Common Conversion Mistakes and How to Avoid Them
- Forgetting sign handling: negative values should preserve sign correctly after decomposition.
- Mixing latitude and longitude symbols: check whether direction should be N/S or E/W in your final format.
- Skipping carry logic: rounded seconds can hit 60.00, requiring minute increment and reset of seconds.
- Over-rounding early: avoid cutting precision before the final formatting stage.
- Unit confusion: radians and gradians must be converted to decimal degrees first.
Best Practices for Professional Use
- Define a project-wide precision policy, such as seconds to two decimals.
- Log both decimal degrees and DMS outputs for traceability.
- Validate random samples against independent tools.
- Store source units in metadata so audits can reconstruct calculations.
- For legal or survey deliverables, match the exact formatting required by your jurisdiction.
Teams often underestimate formatting inconsistency risk. One team may round to whole seconds, another to hundredths. Over large coordinate sets, this can generate mismatches that look like data entry errors. Establish standards early and automate conversion through a consistent calculator or script.
Decimal Degrees vs DMS: Which Should You Use?
Use decimal degrees for internal computation, APIs, and analytics. Use DMS for human-readable reports, field communication, and contexts where traditional notation is expected. A practical dual-format strategy works best: compute and store in decimal form, then render DMS at the presentation boundary. That approach provides both numeric stability and user familiarity.
In educational settings, DMS develops number sense around angular subdivisions. In engineering settings, it helps with legacy documents and instrument interfaces. In GIS operations, conversion bridges modern datasets and historical records. The key is consistency: always document how your system interprets and rounds angle values.
Frequently Asked Questions
Does this calculator support negative angles?
Yes. The sign is preserved and applied to the final angle expression.
Can I enter radians directly?
Yes. Choose radians in the input unit selector and calculate normally.
How many decimal places should I keep for seconds?

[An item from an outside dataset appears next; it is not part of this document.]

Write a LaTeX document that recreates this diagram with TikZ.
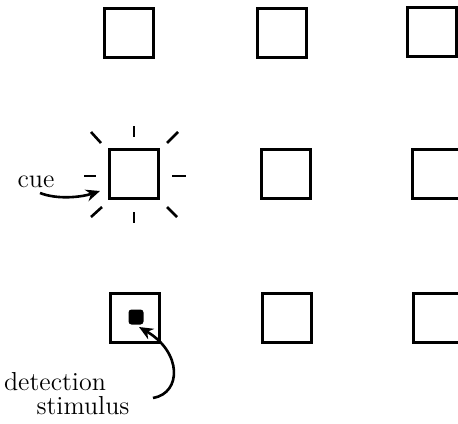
\documentclass[tikz,border=0pt]{standalone}
\usetikzlibrary{arrows.meta}
\begin{document}
\begin{tikzpicture}[x=0.5pt,y=-0.5pt,
  cell/.style={draw, line width=1.9pt, minimum size=24.5pt, inner sep=0pt},
  ray/.style={line width=1.3pt},
  lbl/.style={font=\fontsize{13}{15}\selectfont, inner sep=0pt},
  pointer/.style={line width=1.3pt, -{Stealth[length=7pt,width=6pt]}},
  stim/.style={fill=black, minimum size=7.5pt, inner sep=0pt, rounded corners=1.5pt}]
\useasboundingbox (0,0) rectangle (458,423);
\clip (0,0) rectangle (458,423);
% grid of boxes
\node[cell] (c11) at (129,33) {};
\node[cell] (c12) at (282,33) {};
\node[cell] (c13) at (432,32) {};
\node[cell] (c21) at (134,174) {};
\node[cell] (c22) at (286,174) {};
\node[cell] (c23) at (437,174) {};
\node[cell] (c31) at (135,318) {};
\node[cell] (c32) at (287,318) {};
\node[cell] (c33) at (438,318) {};
% rays around the cued box
\draw[ray] (134,126) -- (134,137);
\draw[ray] (134,212) -- (134,223);
\draw[ray] (84,176) -- (96,176);
\draw[ray] (172,176) -- (186,176);
\draw[ray] (91,132) -- (101,143);
\draw[ray] (167,143) -- (178,132);
\draw[ray] (91,217) -- (102,207);
\draw[ray] (167,207) -- (177,217);
% cue label and arrow
\node[lbl] (cue) at (36,182) {cue};
\coordinate (cuestart) at (40,193);
\coordinate (cuetip) at (100,191);
\draw[pointer] (cuestart) .. controls (58,200) and (82,197) .. (cuetip);
% detection stimulus
\node[stim] (dot) at (136,317) {};
\node[lbl] (det) at (55,382) {detection};
\node[lbl] (stimlbl) at (83,406) {stimulus};
\coordinate (detstart) at (153,398);
\coordinate (dettip) at (139,327);
\draw[pointer] (detstart) .. controls (182,393) and (182,352) .. (dettip);
\end{tikzpicture}
\end{document}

It depends on your required spatial precision. One decimal is often enough for rough navigation; two or more is preferred for tighter mapping quality.
Why do I sometimes see seconds equal to 60?
That happens during rounding. Proper calculators carry 60 seconds into 1 minute and normalize the output automatically.
Final Takeaway
A reliable convert-the-angle-to-degrees-minutes-and-seconds calculator is not just a convenience. It is a quality-control component for any workflow where angular precision matters. By supporting decimal degrees, radians, and gradians, preserving sign, enforcing carry logic, and offering selectable second precision, you minimize risk and keep data interoperable across mapping, navigation, and engineering environments. Use authoritative references, standardize your rounding rules, and you will produce angle values that are both mathematically correct and operationally dependable.